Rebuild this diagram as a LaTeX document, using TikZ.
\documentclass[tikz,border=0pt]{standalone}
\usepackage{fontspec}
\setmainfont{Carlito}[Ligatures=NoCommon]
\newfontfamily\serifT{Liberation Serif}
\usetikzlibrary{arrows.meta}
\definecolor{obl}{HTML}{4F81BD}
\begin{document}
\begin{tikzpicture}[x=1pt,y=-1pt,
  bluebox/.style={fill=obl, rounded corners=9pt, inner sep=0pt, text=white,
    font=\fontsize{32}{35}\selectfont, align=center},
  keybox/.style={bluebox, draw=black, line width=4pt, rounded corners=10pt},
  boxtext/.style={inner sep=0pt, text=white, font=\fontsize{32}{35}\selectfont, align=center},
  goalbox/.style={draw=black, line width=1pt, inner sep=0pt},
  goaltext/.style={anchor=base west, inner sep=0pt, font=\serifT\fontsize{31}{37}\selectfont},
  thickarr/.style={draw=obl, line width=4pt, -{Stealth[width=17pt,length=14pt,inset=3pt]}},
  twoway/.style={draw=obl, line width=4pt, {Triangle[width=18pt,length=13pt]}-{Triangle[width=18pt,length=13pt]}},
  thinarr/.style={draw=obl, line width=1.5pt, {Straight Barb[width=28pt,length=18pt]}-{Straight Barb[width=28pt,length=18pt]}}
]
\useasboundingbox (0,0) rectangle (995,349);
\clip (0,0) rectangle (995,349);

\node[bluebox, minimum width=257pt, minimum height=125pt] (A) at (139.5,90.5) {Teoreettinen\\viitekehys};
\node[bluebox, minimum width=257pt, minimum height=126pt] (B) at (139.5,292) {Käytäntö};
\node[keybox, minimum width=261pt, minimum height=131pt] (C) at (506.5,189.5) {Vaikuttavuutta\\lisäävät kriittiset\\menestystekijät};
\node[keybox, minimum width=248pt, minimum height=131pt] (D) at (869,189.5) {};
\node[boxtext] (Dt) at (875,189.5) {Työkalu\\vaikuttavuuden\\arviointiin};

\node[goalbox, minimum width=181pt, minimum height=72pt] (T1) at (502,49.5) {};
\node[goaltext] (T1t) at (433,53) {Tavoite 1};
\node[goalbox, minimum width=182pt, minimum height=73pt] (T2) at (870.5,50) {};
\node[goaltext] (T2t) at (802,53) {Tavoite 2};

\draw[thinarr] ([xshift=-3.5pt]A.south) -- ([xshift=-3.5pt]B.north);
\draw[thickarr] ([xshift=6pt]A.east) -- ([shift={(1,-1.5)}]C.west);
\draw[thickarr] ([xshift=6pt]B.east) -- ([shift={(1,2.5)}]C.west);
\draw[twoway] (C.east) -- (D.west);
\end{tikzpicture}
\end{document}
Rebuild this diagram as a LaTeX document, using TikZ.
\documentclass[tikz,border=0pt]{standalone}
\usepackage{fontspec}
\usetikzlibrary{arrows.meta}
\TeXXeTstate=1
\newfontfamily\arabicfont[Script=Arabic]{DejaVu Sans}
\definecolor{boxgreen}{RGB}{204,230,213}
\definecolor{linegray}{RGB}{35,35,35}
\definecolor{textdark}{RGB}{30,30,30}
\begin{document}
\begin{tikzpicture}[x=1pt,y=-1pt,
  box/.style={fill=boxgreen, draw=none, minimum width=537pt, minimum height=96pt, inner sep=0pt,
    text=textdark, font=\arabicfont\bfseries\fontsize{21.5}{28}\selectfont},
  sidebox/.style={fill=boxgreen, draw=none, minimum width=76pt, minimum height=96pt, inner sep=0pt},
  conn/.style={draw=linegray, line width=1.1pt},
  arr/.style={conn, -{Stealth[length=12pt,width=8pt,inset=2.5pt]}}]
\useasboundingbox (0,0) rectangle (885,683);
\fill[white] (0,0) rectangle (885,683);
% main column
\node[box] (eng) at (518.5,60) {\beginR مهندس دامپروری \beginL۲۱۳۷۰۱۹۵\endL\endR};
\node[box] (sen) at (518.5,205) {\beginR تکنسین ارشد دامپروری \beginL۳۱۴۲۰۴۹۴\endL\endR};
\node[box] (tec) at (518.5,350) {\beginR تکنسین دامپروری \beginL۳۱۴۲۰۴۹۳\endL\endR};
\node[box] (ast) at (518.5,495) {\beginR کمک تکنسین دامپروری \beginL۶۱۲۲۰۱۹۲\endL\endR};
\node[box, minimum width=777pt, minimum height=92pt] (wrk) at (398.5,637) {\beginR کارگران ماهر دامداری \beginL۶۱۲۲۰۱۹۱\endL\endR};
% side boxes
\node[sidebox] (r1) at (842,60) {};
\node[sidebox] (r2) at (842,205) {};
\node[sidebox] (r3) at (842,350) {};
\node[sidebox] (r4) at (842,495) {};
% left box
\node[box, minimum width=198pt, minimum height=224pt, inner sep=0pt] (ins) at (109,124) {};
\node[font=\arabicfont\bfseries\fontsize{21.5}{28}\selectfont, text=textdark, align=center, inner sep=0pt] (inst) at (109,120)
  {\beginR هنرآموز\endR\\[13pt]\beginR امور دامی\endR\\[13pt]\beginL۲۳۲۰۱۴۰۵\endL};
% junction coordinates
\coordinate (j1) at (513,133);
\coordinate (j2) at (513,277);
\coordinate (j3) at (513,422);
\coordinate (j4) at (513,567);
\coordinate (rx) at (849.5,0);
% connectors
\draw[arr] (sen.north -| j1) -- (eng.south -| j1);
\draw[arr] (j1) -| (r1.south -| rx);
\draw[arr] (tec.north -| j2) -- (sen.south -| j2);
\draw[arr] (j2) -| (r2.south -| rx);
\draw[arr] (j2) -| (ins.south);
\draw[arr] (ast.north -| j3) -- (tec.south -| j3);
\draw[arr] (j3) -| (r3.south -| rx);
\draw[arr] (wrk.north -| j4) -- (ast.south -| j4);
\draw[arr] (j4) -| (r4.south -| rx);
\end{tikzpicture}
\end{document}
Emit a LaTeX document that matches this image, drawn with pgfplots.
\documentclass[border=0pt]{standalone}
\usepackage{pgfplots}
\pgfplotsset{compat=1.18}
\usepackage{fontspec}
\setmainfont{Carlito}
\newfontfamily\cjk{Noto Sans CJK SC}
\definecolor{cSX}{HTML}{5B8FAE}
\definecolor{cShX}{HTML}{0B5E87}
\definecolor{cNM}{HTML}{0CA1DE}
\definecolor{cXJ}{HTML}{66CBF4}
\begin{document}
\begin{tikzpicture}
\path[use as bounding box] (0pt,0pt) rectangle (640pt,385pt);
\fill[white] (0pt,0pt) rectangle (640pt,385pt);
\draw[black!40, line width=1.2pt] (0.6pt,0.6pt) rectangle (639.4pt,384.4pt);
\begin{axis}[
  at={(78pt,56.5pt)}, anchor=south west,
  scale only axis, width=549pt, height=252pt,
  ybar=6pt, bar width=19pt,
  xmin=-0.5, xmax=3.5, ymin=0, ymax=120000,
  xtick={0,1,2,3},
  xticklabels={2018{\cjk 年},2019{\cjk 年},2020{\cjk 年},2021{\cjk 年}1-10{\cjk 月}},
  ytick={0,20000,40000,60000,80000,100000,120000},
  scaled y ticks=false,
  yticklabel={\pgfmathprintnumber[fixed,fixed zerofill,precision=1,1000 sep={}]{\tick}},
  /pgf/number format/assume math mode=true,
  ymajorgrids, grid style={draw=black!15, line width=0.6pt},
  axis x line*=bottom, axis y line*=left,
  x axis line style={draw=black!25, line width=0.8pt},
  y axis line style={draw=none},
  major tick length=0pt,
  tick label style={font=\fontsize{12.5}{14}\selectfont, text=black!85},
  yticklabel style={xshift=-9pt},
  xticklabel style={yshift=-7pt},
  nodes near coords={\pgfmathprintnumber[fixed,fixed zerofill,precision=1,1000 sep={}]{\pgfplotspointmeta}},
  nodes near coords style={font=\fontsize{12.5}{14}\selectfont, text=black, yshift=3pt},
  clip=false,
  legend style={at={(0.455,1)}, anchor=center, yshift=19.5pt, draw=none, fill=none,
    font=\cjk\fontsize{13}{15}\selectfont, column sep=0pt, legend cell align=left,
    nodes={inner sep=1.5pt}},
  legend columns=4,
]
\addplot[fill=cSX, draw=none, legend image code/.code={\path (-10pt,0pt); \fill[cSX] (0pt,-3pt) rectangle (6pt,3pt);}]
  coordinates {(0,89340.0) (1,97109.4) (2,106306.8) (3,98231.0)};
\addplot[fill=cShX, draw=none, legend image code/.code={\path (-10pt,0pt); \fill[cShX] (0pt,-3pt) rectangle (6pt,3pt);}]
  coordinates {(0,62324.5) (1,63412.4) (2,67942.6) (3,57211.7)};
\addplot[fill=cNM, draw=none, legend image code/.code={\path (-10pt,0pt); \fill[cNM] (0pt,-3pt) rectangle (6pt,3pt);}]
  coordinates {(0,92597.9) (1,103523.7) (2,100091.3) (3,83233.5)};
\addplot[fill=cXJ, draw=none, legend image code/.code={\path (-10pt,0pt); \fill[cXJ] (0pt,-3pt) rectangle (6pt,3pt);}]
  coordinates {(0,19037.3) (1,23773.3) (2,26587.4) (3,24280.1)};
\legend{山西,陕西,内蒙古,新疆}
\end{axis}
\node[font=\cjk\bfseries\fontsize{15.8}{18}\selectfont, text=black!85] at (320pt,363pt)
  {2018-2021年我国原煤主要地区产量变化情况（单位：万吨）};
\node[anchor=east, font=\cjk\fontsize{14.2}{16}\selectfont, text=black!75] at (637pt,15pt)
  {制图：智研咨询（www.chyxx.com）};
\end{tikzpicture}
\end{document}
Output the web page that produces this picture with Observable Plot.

* _Written request_: Your answer should be a single number: the count of lines containing the word "this".

* _Expected answer_: 4